Since both terms, $$(y+1)^2$$ and $$4(y-1)^2$$, are always non-negative, their sum must also always be non-negative.
$$(y+1)^2 + 4(y-1)^2 \ge 0$$
Furthermore, for the sum to be zero, both terms would have to be zero simultaneously. This would mean $$y+1=0$$ (so $$y=-1$$) and $$y-1=0$$ (so $$y=1$$), which is impossible for a single value of y. Therefore, the sum $$(y+1)^2 + 4(y-1)^2$$ is actually strictly positive for all real values of y.
This implies that for every real value of y, there exists a real value of x that satisfies the quadratic equation, provided the leading coefficient A is not zero.

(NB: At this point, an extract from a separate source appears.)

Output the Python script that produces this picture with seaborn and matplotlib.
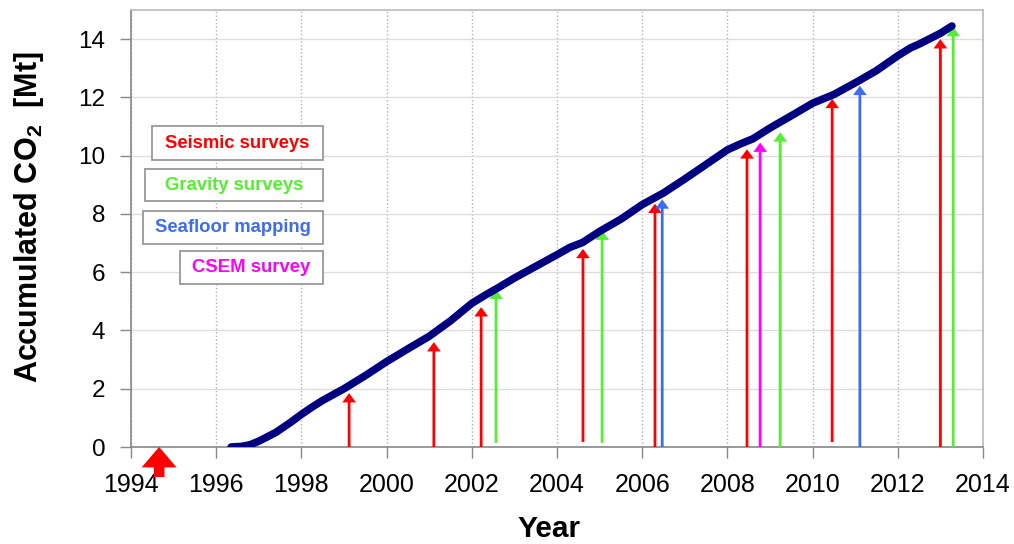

**step6** Considering the Case where A=0

In the previous steps, we assumed that the coefficient $$A = y-1$$ is not zero. We must also consider the case where $$A=0$$, which means $$y-1=0$$ or $$y=1$$.
If $$y=1$$, the original quadratic equation in x becomes:
$$(1-1){x}^{2} + (1+1)x + (1-1) = 0$$
$$0{x}^{2} + 2x + 0 = 0$$
$$2x = 0$$
$$x = 0$$
This shows that when $$y=1$$, there is a real solution for x (namely, $$x=0$$). Indeed, if we substitute $$x=0$$ into the original function:
$$f(0) = \frac{0^2-0-1}{0^2+0-1} = \frac{-1}{-1} = 1$$
So, $$y=1$$ is part of the range.

**step7** Determining the Final Range

Since the discriminant is always positive (ensuring real solutions for x for all $$y \ne 1$$), and we have specifically shown that $$y=1$$ is also in the range (corresponding to $$x=0$$), it means that for every real number y, there is a corresponding real number x such that $$f(x) = y$$.
Therefore, the range of the function $$f(x)$$ is the set of all real numbers.

**step8** Final Answer

The range of the function $$ f\left(x\right)=\frac{{x}^{2}-x-1}{{x}^{2}+x-1}$$ is $$(-\infty, \infty)$$.